When a court does issue a judgment involving blockchain assets, enforcement presents its own challenges. A court can compel a party to transfer cryptocurrency or surrender private keys, with contempt sanctions for noncompliance. But if the losing party refuses and the assets sit in a wallet the court cannot access, the options narrow to traditional enforcement mechanisms: asset seizure, garnishment of off-chain assets, or committal orders. Some legal architects have proposed building dispute resolution directly into smart contracts through oracles that receive off-chain court judgments and trigger on-chain execution, but this approach remains largely theoretical and requires parties to lock assets in the contract beforehand.
The FTC has signaled that automated, code-driven environments do not exempt businesses from consumer protection law. The agency’s position is that companies cannot “switch up the rules of the game on consumers by surreptitiously re-writing their privacy policies or terms of service” after collecting user data, regardless of the technological medium.11Federal Trade Commission.
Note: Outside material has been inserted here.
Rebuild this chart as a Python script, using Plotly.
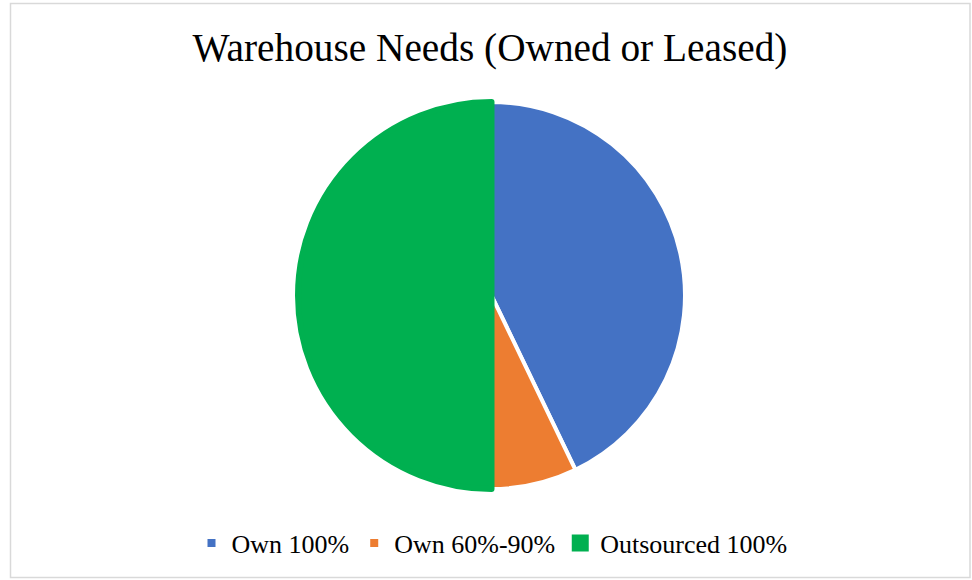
import plotly.graph_objects as go

labels = ["Own 100%", "Own 60%-90%", "Outsourced 100%"]
values = [6, 1, 7]
colors = ["#4472C4", "#ED7D31", "#00B050"]
line_colors = ["white", "white", "#00B050"]
line_widths = [4, 4, 6]

W, H = 972, 580
cx, cy, r = 491.5, 295.5, 193.5

fig = go.Figure(go.Pie(
    labels=labels, values=values, sort=False, direction="clockwise", rotation=0,
    marker=dict(colors=colors, line=dict(color=line_colors, width=line_widths)),
    textinfo="none", hoverinfo="label+percent",
    domain=dict(x=[(cx - (W - cx)) / W, 1.0], y=[(H - cy - r) / H, (H - cy + r) / H]),
))

fig.update_layout(
    width=W, height=H, margin=dict(l=0, r=0, t=0, b=0),
    paper_bgcolor="white", plot_bgcolor="white",
    title=dict(text="Warehouse Needs (Owned or Leased)", x=(192 + 788) / 2 / W, xanchor="center",
               y=1 - 47 / H, yanchor="middle", yref="paper",
               font=dict(family="Liberation Serif", size=39.3, color="black")),
    legend=dict(orientation="h", x=492 / W, xanchor="center", y=1 - 543 / H, yanchor="middle",
                font=dict(family="Liberation Serif", size=26, color="black"),
                itemwidth=30, tracegroupgap=0),
    shapes=[dict(type="rect", xref="paper", yref="paper", x0=10.5 / W, x1=970 / W,
                 y0=1 - 577.5 / H, y1=1 - 3.5 / H, line=dict(color="#d9d9d9", width=1.5))],
)

fig.write_html("out.html")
AI and Other Companies Quietly Changing Your Terms of Service Could Be Unfair or Deceptive A smart contract that unilaterally changes the terms of a user relationship, retroactively alters data-use permissions, or locks users into arrangements they did not originally agree to could trigger FTC enforcement as an unfair or deceptive practice.
The irony is that smart contract immutability cuts both ways here. On one hand, it prevents after-the-fact changes that the FTC worries about. On the other hand, if a contract is deployed with unfair terms baked in, the immutability makes those terms harder to fix. Developers building consumer-facing smart contracts should treat the FTC’s existing enforcement framework as applicable until specific blockchain regulations say otherwise. The technology may be new, but the prohibition on deceptive practices is not.